Du secteur psychiatrique à la réinsertion professionnelle : quand le soin se déplace dans la vie
Le soin en santé mentale n’a plus rien à voir avec ce qu’il était il y a un siècle. Longtemps, on enfermait pour soigner. Aujourd’hui, on soigne pour réinsérer, en plaçant la personne au cœur de son environnement social. C’est ce basculement que raconte l’histoire de la psychiatrie moderne — une histoire à la fois politique, institutionnelle et profondément humaine.
1960 : la naissance du « secteur »
Tout commence avec une circulaire de 1960 qui crée ce que l’on appelle encore aujourd’hui le secteur psychiatrique. Chaque département est découpé en sous-secteurs, rattachés à un hôpital psychiatrique de référence. Mais l’innovation n’est pas géographique : elle est philosophique.
Comme l’explique le psychologue Joseph Mornet, l’idée n’est plus d’isoler le malade dans l’hôpital… mais de déplacer l’hôpital vers la vie du malade.
« Le soin sort de l’asile. Il va à la rencontre de la personne, là où elle vit. »
— Joseph Mornet
Ce changement de paradigme marque le début de la désinstitutionalisation en France, une tendance partagée par de nombreux pays européens sous l’égide de l’OMS.

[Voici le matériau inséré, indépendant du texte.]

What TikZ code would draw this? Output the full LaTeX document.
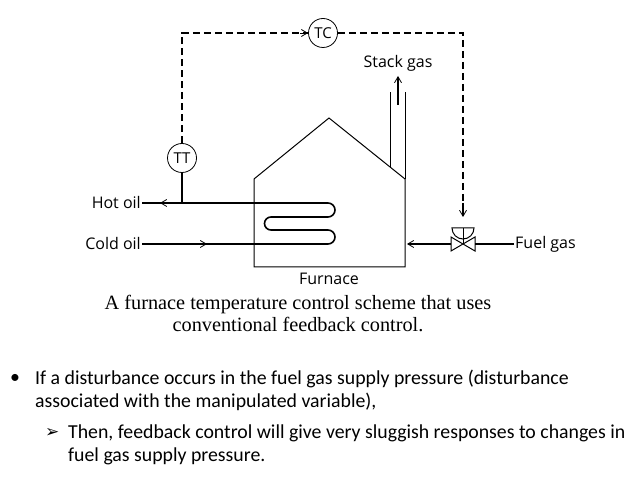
\documentclass[tikz,border=0pt]{standalone}
\usepackage{fontspec}
\setmainfont{Carlito}
\newfontfamily\lab{Open Sans}
\newfontfamily\capf{Liberation Serif}
\newfontfamily\dejav{DejaVu Sans}
\usetikzlibrary{arrows.meta}
\begin{document}
\begin{tikzpicture}[x=1pt,y=-1pt,
  ln/.style={line width=1pt},
  thk/.style={line width=1.6pt},
  dsh/.style={line width=1.6pt,dash pattern=on 7pt off 4pt},
  inst/.style={circle,draw,line width=0.8pt,minimum size=29pt,inner sep=0pt,font=\lab\fontsize{15}{16}\selectfont,fill=white},
  lbl/.style={font=\lab\fontsize{16}{18}\selectfont,inner sep=1pt},
  open/.style={-{Straight Barb[length=6pt,width=7pt,line width=0.8pt]}},
  body/.style={font=\fontsize{19.8}{23}\selectfont,anchor=west,inner sep=0pt}]
\useasboundingbox (0,0) rectangle (638,478);
% furnace
\draw[ln] (254,179) -- (254,267) -- (405,267) -- (405,179) -- (329,118) -- cycle;
\draw[ln] (390,167) -- (390,92);
\draw[ln] (405,179) -- (405,92);
\coordinate (sgb) at (398,105);
\node[lbl] (sg) at (398,63) {Stack gas};
\draw[thk,open] (sgb) -- (398,76);
% instruments
\node[inst] (tt) at (182,158) {TT};
\node[inst] (tc) at (323,33) {TC};
% coil
\node[lbl,anchor=east] (hot) at (142,203) {Hot oil};
\node[lbl,anchor=east] (cold) at (142,244) {Cold oil};
\draw[thk] (hot.east) -- (328,203) arc (-90:90:7) -- (271,217) arc (-90:-270:6.5) -- (328,230) arc (-90:90:7) -- (cold.east);
\draw[thk,open] (182,203) -- (160,203);
\draw[thk,open] (cold.east) -- (207,244);
\draw[thk] (tt) -- (182,203);
% signals
\draw[dsh] (tt) -- (182,33) -- (tc);
\draw[line width=0.8pt,open] (300,33) -- (tc.west);
% valve
\coordinate (v) at (463,244);
\draw[ln] (v) -- (463,228);
\draw[ln] (452,228) -- (474,228) arc (0:180:11) -- cycle;
\draw[dsh] (tc) -- (463,33) -- (463,208);
\draw[line width=1.2pt,open] (463,203) -- (463,217);
\draw[ln] (451,237) -- (475,251) -- (475,237) -- (451,251) -- cycle;
\node[lbl,anchor=west] (fuel) at (514,244) {Fuel gas};
\draw[thk] (fuel.west) -- (475,244);
\draw[thk,open] (451,244) -- (407,244);
\node[lbl] (fur) at (329,279) {Furnace};
% caption
\node[font=\capf\fontsize{20.3}{22}\selectfont,align=center] (cap) at (298,313) {A furnace temperature control scheme that uses\\conventional feedback control.};
% text
\node[body] (b1) at (10,379) {\textbullet};
\node[body] (t1) at (35,379) {If a disturbance occurs in the fuel gas supply pressure (disturbance};
\node[body] (t2) at (35,402) {associated with the manipulated variable),};
\node[body] (b2) at (45,433) {\dejav\fontsize{17}{18}\selectfont\symbol{"27A2}};
\node[body] (t3) at (68,433) {Then, feedback control will give very sluggish responses to changes in};
\node[body] (t4) at (68,456) {fuel gas supply pressure.};
\end{tikzpicture}
\end{document}
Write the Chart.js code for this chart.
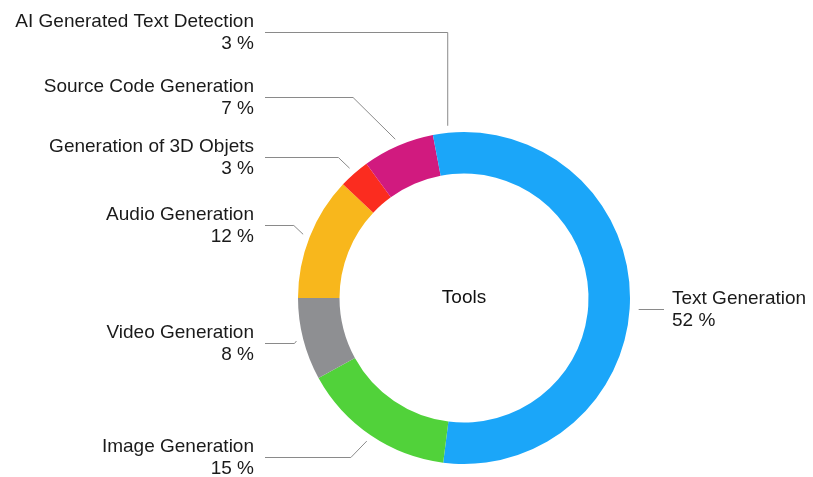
<!DOCTYPE html>
<html>
<head>
<meta charset="utf-8">
<script src="https://cdn.jsdelivr.net/npm/chart.js@4/dist/chart.umd.min.js"></script>
<style>
  html, body { margin: 0; padding: 0; background: #fff; }
  #wrap { width: 813px; height: 477px; position: relative; }
</style>
</head>
<body>
<div id="wrap"><canvas id="myChart" width="813" height="477"></canvas></div>
<script>
// Data
var categories = ['Text Generation', 'Image Generation', 'Video Generation', 'Audio Generation',
                  'Generation of 3D Objets', 'Source Code Generation', 'AI Generated Text Detection'];
var values = [52, 15, 8, 12, 3, 7, 3];
var colors = ['#1ba6f9', '#51d23a', '#8e8f92', '#f8b71c', '#fb2c1f', '#d11a7f', '#1ba6f9'];
var centerTitle = 'Tools';

// callout layout: side and y of each label block (layout only)
var callouts = [
  { side: 'right', y: 309 },
  { side: 'left', y: 457 },
  { side: 'left', y: 343 },
  { side: 'left', y: 225 },
  { side: 'left', y: 157 },
  { side: 'left', y: 97 },
  { side: 'left', y: 32, vertical: true }
];

var FONT = '19px "Liberation Sans", Arial, Helvetica, sans-serif';

var calloutPlugin = {
  id: 'callouts',
  afterDatasetsDraw: function (chart) {
    var ctx = chart.ctx;
    var meta = chart.getDatasetMeta(0);
    var total = values.reduce(function (a, b) { return a + b; }, 0);
    ctx.save();
    ctx.font = FONT;
    ctx.fillStyle = '#1a1a1a';
    ctx.strokeStyle = '#8a8a8a';
    ctx.lineWidth = 1;
    meta.data.forEach(function (arc, i) {
      var c = callouts[i];
      var mid = (arc.startAngle + arc.endAngle) / 2;
      var r = arc.outerRadius + 7;
      var ax = arc.x + Math.cos(mid) * r;
      var ay = arc.y + Math.sin(mid) * r;
      var pct = Math.round(values[i] / total * 100) + ' %';
      ctx.beginPath();
      if (c.side === 'left') {
        var lx = 265;
        var dy = c.y - ay;
        var ex = c.vertical ? ax : ax - Math.abs(dy);
        ctx.moveTo(lx, c.y + 0.5);
        ctx.lineTo(ex, c.y + 0.5);
        ctx.lineTo(ax, ay);
        ctx.stroke();
        ctx.textAlign = 'right';
        ctx.textBaseline = 'middle';
        ctx.fillText(categories[i], 254, c.y - 10);
        ctx.fillText(pct, 254, c.y + 12);
      } else {
        ctx.moveTo(ax + 2, c.y + 0.5);
        ctx.lineTo(664, c.y + 0.5);
        ctx.stroke();
        ctx.textAlign = 'left';
        ctx.textBaseline = 'middle';
        ctx.fillText(categories[i], 672, c.y - 10);
        ctx.fillText(pct, 672, c.y + 12);
      }
    });
    // center title
    var a0 = meta.data[0];
    ctx.textAlign = 'center';
    ctx.textBaseline = 'middle';
    ctx.fillStyle = '#111';
    ctx.fillText(centerTitle, a0.x, a0.y);
    ctx.restore();
  }
};

var ctx = document.getElementById('myChart').getContext('2d');
var chart = new Chart(ctx, {
  type: 'doughnut',
  data: {
    labels: categories,
    datasets: [{
      data: values,
      backgroundColor: colors,
      borderWidth: 0
    }]
  },
  options: {
    responsive: false,
    animation: false,
    cutout: '75%',
    rotation: 0,
    layout: { padding: { left: 298, right: 183, top: 132, bottom: 13 } },
    plugins: {
      legend: { display: false },
      tooltip: { enabled: false }
    }
  },
  plugins: [calloutPlugin]
});
</script>
</body>
</html>
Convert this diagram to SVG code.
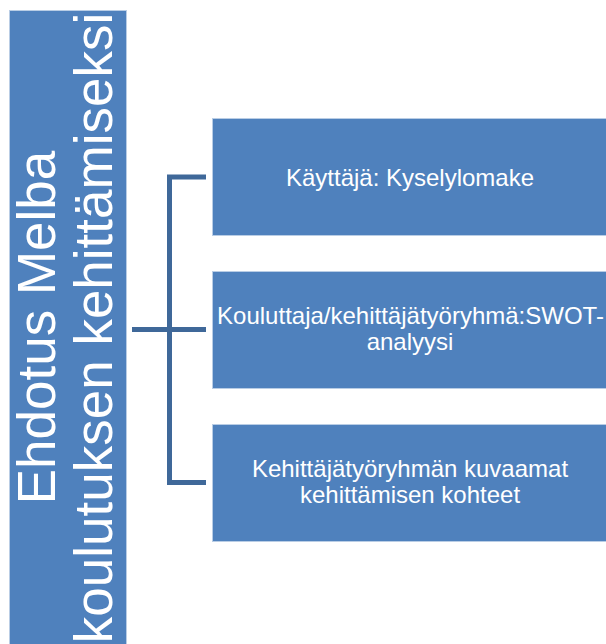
<svg xmlns="http://www.w3.org/2000/svg" width="606" height="644" viewBox="0 0 606 644">
<style>
.box{fill:#4F81BD;stroke:#B9CDE5;stroke-width:1}
.lbl{font-family:"Liberation Sans",Arial,sans-serif;fill:#ffffff;text-anchor:middle}
.t24{font-size:24px}
.t53{font-size:53px}
.conn{fill:none;stroke:#3F6899;stroke-width:5;stroke-linejoin:miter}
</style>
<rect width="606" height="644" fill="#ffffff"/>
<g id="root">
<rect class="box" x="9.5" y="10.5" width="117" height="640"/>
<text class="lbl t53" transform="translate(55,327.5) rotate(-90)">Ehdotus Melba</text>
<text class="lbl t53" transform="translate(112,328) rotate(-90)">koulutuksen kehittämiseksi</text>
</g>
<g id="connectors">
<path class="conn" d="M206,177 H169.5 V482.5 H206"/>
<path class="conn" d="M132,329.5 H206"/>
</g>
<g id="node1">
<rect class="box" x="212.5" y="118.5" width="396" height="117"/>
<text class="lbl t24" x="410" y="185.5">Käyttäjä: Kyselylomake</text>
</g>
<g id="node2">
<rect class="box" x="212.5" y="271.5" width="396" height="117"/>
<text class="lbl t24" x="410.5" y="324">Kouluttaja/kehittäjätyöryhmä:SWOT-</text>
<text class="lbl t24" x="410" y="350">analyysi</text>
</g>
<g id="node3">
<rect class="box" x="212.5" y="424.5" width="396" height="117"/>
<text class="lbl t24" x="410" y="477">Kehittäjätyöryhmän kuvaamat</text>
<text class="lbl t24" x="410" y="503">kehittämisen kohteet</text>
</g>
</svg>
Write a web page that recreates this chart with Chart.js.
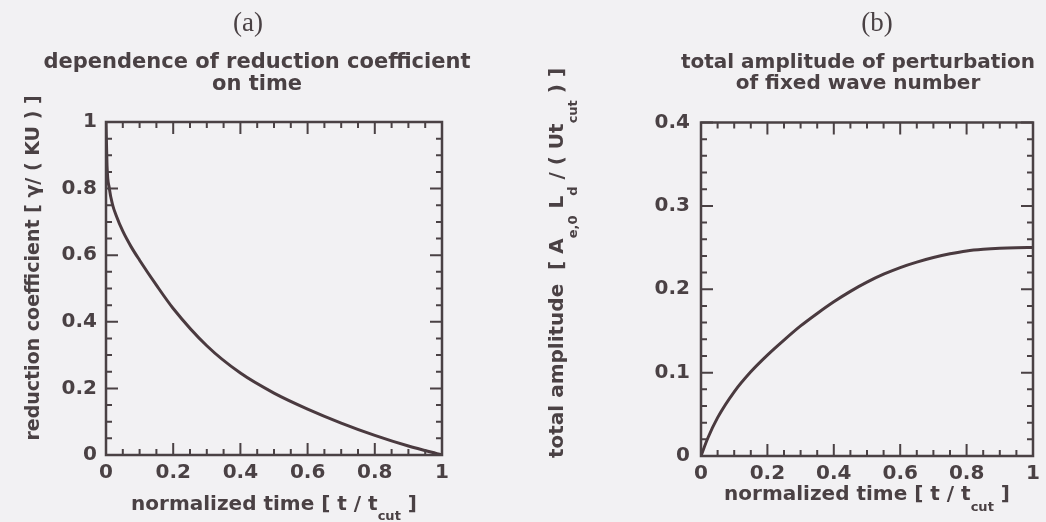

Mais la France reste prudente : contrairement à l’Italie ou au Royaume-Uni, elle ne ferme pas ses asiles. L’influence des mouvements radicaux comme l’antipsychiatrie, portée notamment par Franco Basaglia, y reste plus marginale.
Pour Basaglia, la folie est d’abord un produit de l’exclusion sociale, et le soin ne peut consister qu’en une réhabilitation économique et communautaire de la personne. Il ira jusqu’à dire :
« Il faut détruire l’hôpital. Le malade doit être soigné sur le lieu de sa souffrance : à la maison, à l’usine, à l’école. »
Moins de lits, plus de territoire
Cette volonté de soigner autrement s’est traduite, au fil des décennies, par une réduction massive du nombre de lits en psychiatrie publique. Un rapport de l’IGAS (2017) révèle que 60 % des lits ont disparu entre 1976 et 2016.
Mais ce sont surtout les lits publics qui ont diminué — tandis que le secteur privé lucratif, lui, progresse.
Ce mouvement s’est accompagné d’un changement de logique dans les politiques publiques : on ne pense plus uniquement en termes d’hospitalisation, mais en termes de territoires de santé, avec une approche globale mêlant soins, prévention et réinsertion.
Réinsertion et emploi : un nouveau défi
Cette logique de désinstitutionalisation a une conséquence directe : les personnes sortent plus vite de l’hôpital, souvent sans accompagnement suffisant, mais toujours dans le but de retrouver une vie sociale ordinaire. Cela suppose — idéalement — de retrouver une activité, si possible professionnelle.
Comme le rappellent les chercheurs Bernard Pachoud et Marc Corbière, l’emploi est devenu un levier essentiel d’insertion pour les personnes en situation de handicap psychique.
« Le raccourcissement des durées d’hospitalisation rend souhaitable la reprise d’une activité professionnelle. »
— Traité de Réhabilitation Psychosociale
Le travail est ici bien plus qu’un revenu. C’est un repère, un moyen de structuration identitaire, un vecteur d’intégration sociale.
Dans la plupart des pays occidentaux, l’insertion professionnelle des personnes souffrant de troubles psychiques persistants — comme la schizophrénie — est même devenue un objectif prioritaire des politiques de santé mentale.
Travailler pour se rétablir, et non l’inverse
Ce que cette évolution traduit, c’est une nouvelle conception du soin.
Soigner ne signifie plus « protéger du monde », mais permettre à la personne de retrouver une place dans la société — avec ses difficultés, ses forces, ses espoirs.
Et dans cette société, le travail reste un pilier fondamental :
👉 Il structure les journées,
👉 Il donne un statut,
👉 Il crée du lien,
👉 Il restaure l’estime de soi.
C’est pourquoi, aujourd’hui, le soin et le travail ne doivent plus être pensés séparément. Ils sont les deux faces d’un même projet : la reconstruction d’un parcours de vie digne et choisi.